MARSHALL FIELD COMPANY v. FISHKIN

Supreme Court of Wisconsin (1923)

Facts

Issue

Holding — Owen, J.

Rule

Reasoning

Deep Dive: How the Court Reached Its Decision

Initial Liability as a Partner

The court began its reasoning by addressing Aaron Fishkin's initial liability, which stemmed from his actions while the business operated under the name Fishkin Son. Even though Aaron denied the existence of a partnership, he admitted to allowing the business to be conducted under that name with his knowledge and consent. This led the court to conclude that he had effectively held himself out to the public as a partner, thus establishing his liability for the debts incurred during that period. The court noted that this original liability was not seriously disputed, indicating that the appellant's acknowledgment of his role played a crucial role in forming the basis of his obligations toward the partnership debts.

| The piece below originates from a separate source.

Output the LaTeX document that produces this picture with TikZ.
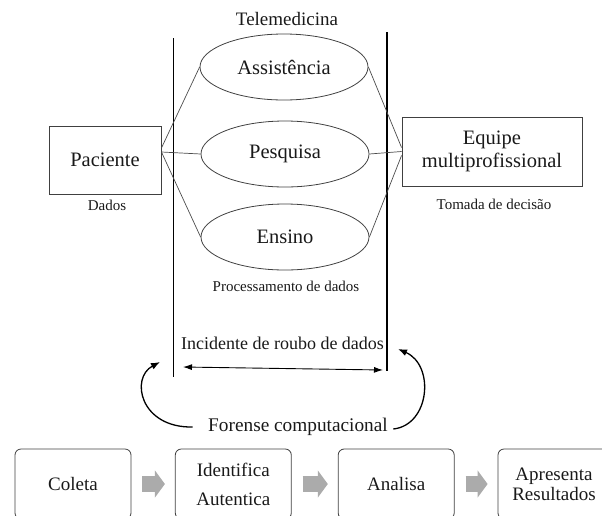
\documentclass[tikz,border=0pt]{standalone}
\usepackage{fontspec}
\setmainfont{Liberation Serif}[Ligatures=TeX]
\usetikzlibrary{shapes.geometric, arrows, arrows.meta}

\begin{document}
\begin{tikzpicture}[x=1pt, y=-1pt,
				grande/.style={font=\rmfamily\fontsize{20.5}{23}\selectfont},
				media/.style={font=\rmfamily\fontsize{19}{22}\selectfont},
				pequena/.style={font=\rmfamily\fontsize{15}{17}\selectfont}]
					\tikzstyle{every node}=[text=black!90]
					\tikzstyle{caixa}=[rectangle, draw=black!75, line width=0.9pt, text centered, grande]
					\tikzstyle{elipse}=[ellipse, draw=black!75, line width=0.8pt, minimum width=168, minimum height=66, inner sep=0pt, grande]
					\tikzstyle{etapa}=[rectangle, rounded corners=6pt, draw=black!75, line width=0.8pt, minimum width=116, minimum height=70, align=center, media]
					\tikzstyle{ligacao}=[draw=black!70, line width=0.7pt]
					\tikzstyle{barra}=[draw=black, line width=1.8pt]
					\tikzstyle{bloco}=[draw=black!33, line width=16.7pt, -{Triangle[length=10pt, width=26.7pt]}]
					\tikzstyle{volta}=[line width=1.3pt, -{Latex[length=9pt, width=7pt]}]
				\useasboundingbox (0,0) rectangle (602,515);
				\clip (0,0) rectangle (602,515);
					% telemedicina
					\node[media] (tele) at (287,19) {Telemedicina};
					\node[elipse] (assist) at (284,67) {Assistência};
					\node[elipse] (pesq) at (285,154) {Pesquisa};
					\node[elipse] (ensino) at (285,237) {Ensino};
					\node[pequena] (proc) at (286,286) {Processamento de dados};
					% paciente e equipe
					\node[caixa, minimum width=112, minimum height=68] (paciente) at (105,160) {Paciente};
					\node[pequena] (dados) at (107,205) {Dados};
					\node[caixa, minimum width=180, minimum height=69, align=center] (equipe) at (492,151.5) {Equipe\\multiprofissional};
					\node[pequena] (tomada) at (494,204) {Tomada de decisão};
					% barras
					\coordinate (esqA) at (173.5,38);
					\coordinate (esqB) at (173.5,377);
					\coordinate (dirA) at (387,32);
					\coordinate (dirB) at (387,371);
					\draw[barra] (esqA) -- (esqB);
					\draw[barra] (dirA) -- (dirB);
					% ligacoes
					\draw[ligacao] ([yshift=12]paciente.east) -- (assist.west);
					\draw[ligacao] ([yshift=8]paciente.east) -- (pesq.west);
					\draw[ligacao] ([yshift=8]paciente.east) -- (ensino.west);
					\draw[ligacao] (assist.east) -- ([yshift=4]equipe.west);
					\draw[ligacao] (pesq.east) -- (equipe.west);
					\draw[ligacao] (ensino.east) -- ([yshift=-4]equipe.west);
					% incidente
					\node[font=\rmfamily\fontsize{18}{20}\selectfont] (incid) at (282.5,343) {Incidente de roubo de dados};
					\coordinate (incE) at (183,367);
					\coordinate (incD) at (383,370);
					\draw[{Latex[length=9pt, width=6pt]}-{Latex[length=9pt, width=6pt]}, line width=0.9pt] (incE) -- (incD);
					\node[font=\rmfamily\fontsize{19.3}{22}\selectfont] (forense) at (298,427) {Forense computacional};
					\coordinate (voltaE) at (160,362);
					\coordinate (voltaD) at (398,349);
					\draw[volta] ([xshift=-12]forense.west) .. controls (140,428) and (130,378) .. (voltaE);
					\draw[volta] ([xshift=2,yshift=-2]forense.east) .. controls (430,425) and (435,365) .. (voltaD);
					% etapas
					\node[etapa] (coleta) at (73,484) {Coleta};
					\node[etapa] (ident) at (233.3,484) {Identifica\\[7pt]Autentica};
					\node[etapa] (analisa) at (396.2,484) {Analisa};
					\node[etapa, minimum width=112] (apres) at (554,484) {Apresenta\\[-2pt]Resultados};
					\draw[bloco] ([xshift=11]coleta.east) -- ([xshift=-10]ident.west);
					\draw[bloco] ([xshift=11]ident.east) -- ([xshift=-10]analisa.west);
					\draw[bloco] ([xshift=11]analisa.east) -- ([xshift=-10]apres.west);
				\end{tikzpicture}
\end{document}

Novation and Change of Liability

The court next examined Aaron's claim that the acceptance of postdated checks constituted a novation, which would release him from liability. A novation requires the agreement of a creditor to release one debtor and accept another in their place. The court found that the transaction did not meet this standard, as it was merely an agreement to release one of two joint debtors while accepting the other as liable. The court referenced previous cases to support its conclusion, indicating that the transaction at hand did not effect a change in liability that would discharge Aaron from his obligations under the partnership debts incurred prior to the claimed dissolution.

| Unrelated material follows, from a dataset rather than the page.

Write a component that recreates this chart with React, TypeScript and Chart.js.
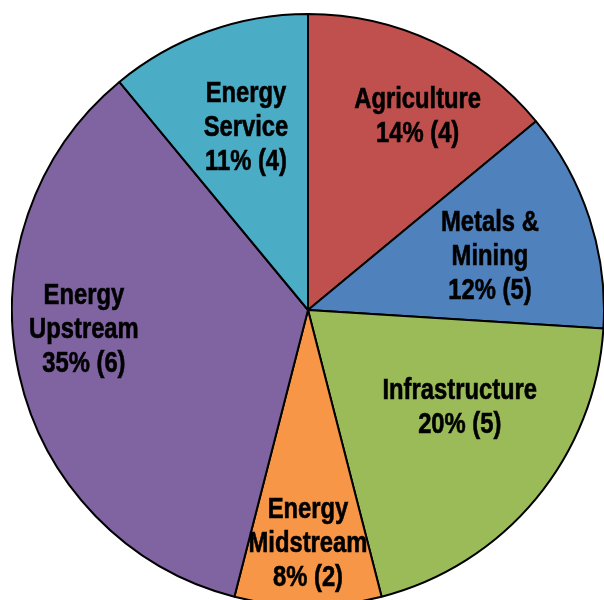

Dissolution of Partnership and Surety Status

In addressing the issue of whether the dissolution of the partnership changed Aaron's status from principal debtor to surety, the court found that the dissolution alone did not alter his liability for existing debts. It highlighted that while some cases had suggested a change in the relationship between retiring partners and creditors, the prevailing view was that, unless the creditor consented to such a change, all former partners remained liable for the debts. The court cited First Nat. Bank v. Finck to emphasize that without the creditor’s consent and without any consideration provided for such a release, Aaron would not be seen as a surety in relation to the partnership debts owed to the plaintiff.

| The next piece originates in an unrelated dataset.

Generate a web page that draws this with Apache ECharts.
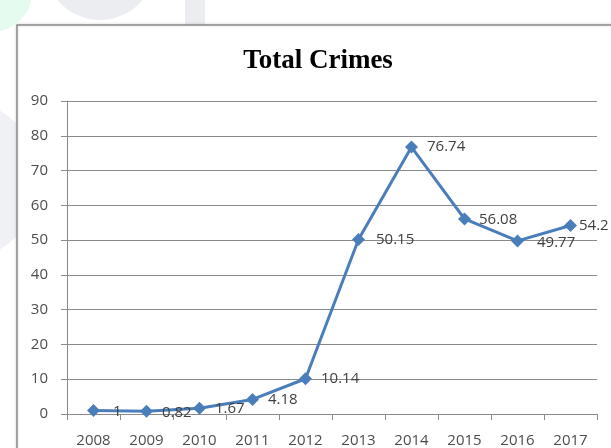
<!DOCTYPE html>
<html>
<head>
<meta charset="utf-8">
<script src="https://cdn.jsdelivr.net/npm/echarts@6/dist/echarts.min.js"></script>
<style>
  html, body { margin: 0; padding: 0; background: #ffffff; }
  #chart { width: 611px; height: 448px; }
</style>
</head>
<body>
<div id="chart"></div>
<script>
// Yearly totals
const years = ['2008', '2009', '2010', '2011', '2012', '2013', '2014', '2015', '2016', '2017'];
const totals = [1, 0.82, 1.67, 4.18, 10.14, 50.15, 76.74, 56.08, 49.77, 54.2];
const yTicks = [0, 10, 20, 30, 40, 50, 60, 70, 80, 90];

// Nudges for value labels so neighbours don't collide with the line
const labelNudge = [[4, 1], [0, 2], [0, 1], [0, 0], [0, 0], [2, 0], [0, 0], [-1, 1], [4, 2], [-7, 0]];

const chart = echarts.init(document.getElementById('chart'));

const seriesData = totals.map((v, i) => ({
  value: v,
  label: { offset: labelNudge[i] }
}));

const labelFont = 'Open Sans, Liberation Sans, sans-serif';

chart.setOption({
  animation: false,
  backgroundColor: '#ffffff',
  graphic: [
    // faint background watermark shapes
    { type: 'circle', shape: { cx: -8, cy: -8, r: 40 }, style: { fill: 'rgba(150,240,190,0.25)' }, z: -10 },
    { type: 'circle', shape: { cx: 100, cy: -35, r: 55 }, style: { fill: 'rgba(205,210,220,0.4)' }, z: -10 },
    { type: 'rect', shape: { x: 185, y: 0, width: 20, height: 25 }, style: { fill: 'rgba(205,210,220,0.4)' }, z: -10 },
    { type: 'circle', shape: { cx: -40, cy: 180, r: 80 }, style: { fill: 'rgba(205,210,220,0.3)' }, z: -10 },
    // chart frame
    {
      type: 'rect',
      shape: { x: 17, y: 25, width: 700, height: 500 },
      style: { fill: '#ffffff', stroke: '#8a8a8a', lineWidth: 1.5,
               shadowColor: 'rgba(0,0,0,0.15)', shadowBlur: 3 },
      z: -5
    }
  ],
  title: {
    text: 'Total Crimes',
    left: 313,
    top: 43,
    textAlign: 'center',
    textStyle: {
      fontFamily: 'Liberation Serif, DejaVu Serif, serif',
      fontWeight: 'bold',
      fontSize: 27,
      color: '#000000'
    }
  },
  grid: { left: 67, top: 101, width: 530, height: 315, containLabel: false },
  xAxis: {
    type: 'category',
    data: years,
    boundaryGap: true,
    axisLine: { lineStyle: { color: '#8a8a8a', width: 1 } },
    axisTick: { show: true, alignWithLabel: false, length: 6, lineStyle: { color: '#8a8a8a' } },
    axisLabel: { color: '#4d4d4d', fontFamily: labelFont, fontSize: 15, margin: 19, interval: 0 }
  },
  yAxis: {
    type: 'value',
    min: 0,
    max: 90,
    interval: 10,
    axisLine: { show: true, lineStyle: { color: '#8a8a8a', width: 1 } },
    axisTick: { show: true, length: 6, lineStyle: { color: '#8a8a8a' } },
    axisLabel: {
      color: '#4d4d4d', fontFamily: labelFont, fontSize: 15, margin: 19,
      formatter: v => (yTicks.includes(v) ? String(v) : '')
    },
    splitLine: { show: true, lineStyle: { color: '#8a8a8a', width: 1 } }
  },
  series: [{
    type: 'line',
    data: seriesData,
    symbol: 'diamond',
    symbolSize: 13,
    lineStyle: { color: '#4a7ebb', width: 3 },
    itemStyle: { color: '#4a7ebb' },
    label: {
      show: true,
      position: 'right',
      distance: 9,
      color: '#404040',
      fontFamily: labelFont,
      fontSize: 15
    }
  }]
});
</script>
</body>
</html>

Evidence of Release Agreement

The court further explored Aaron's assertion that there was an agreement to release him from liability following the acceptance of the postdated checks. While Aaron alleged that such an agreement existed, the court found no evidence in the record to substantiate this claim. The adjuster for the plaintiff specifically denied such an agreement in an affidavit, and the appellant was not present during the relevant discussions. The court concluded that merely delivering the checks did not create a presumption that they were accepted in payment of the debt, and without clear proof of a release agreement, Aaron's liability remained intact.

Discretion and Conclusion

Finally, the court indicated that the motion to open the judgment was addressed to the discretion of the circuit court. The court noted that even if Aaron's default was excusable, there was no justification for reopening the judgment without a reasonable belief that injustice would result. The trial judge had also considered other cases against Aaron and determined that reopening the judgment would lead to unnecessary expenses for both parties. With no evidence supporting Aaron's claims and the circumstances suggesting a lack of agreement for his release, the court affirmed the lower court's order, concluding that there was no abuse of discretion in denying the motion to open the judgment against him.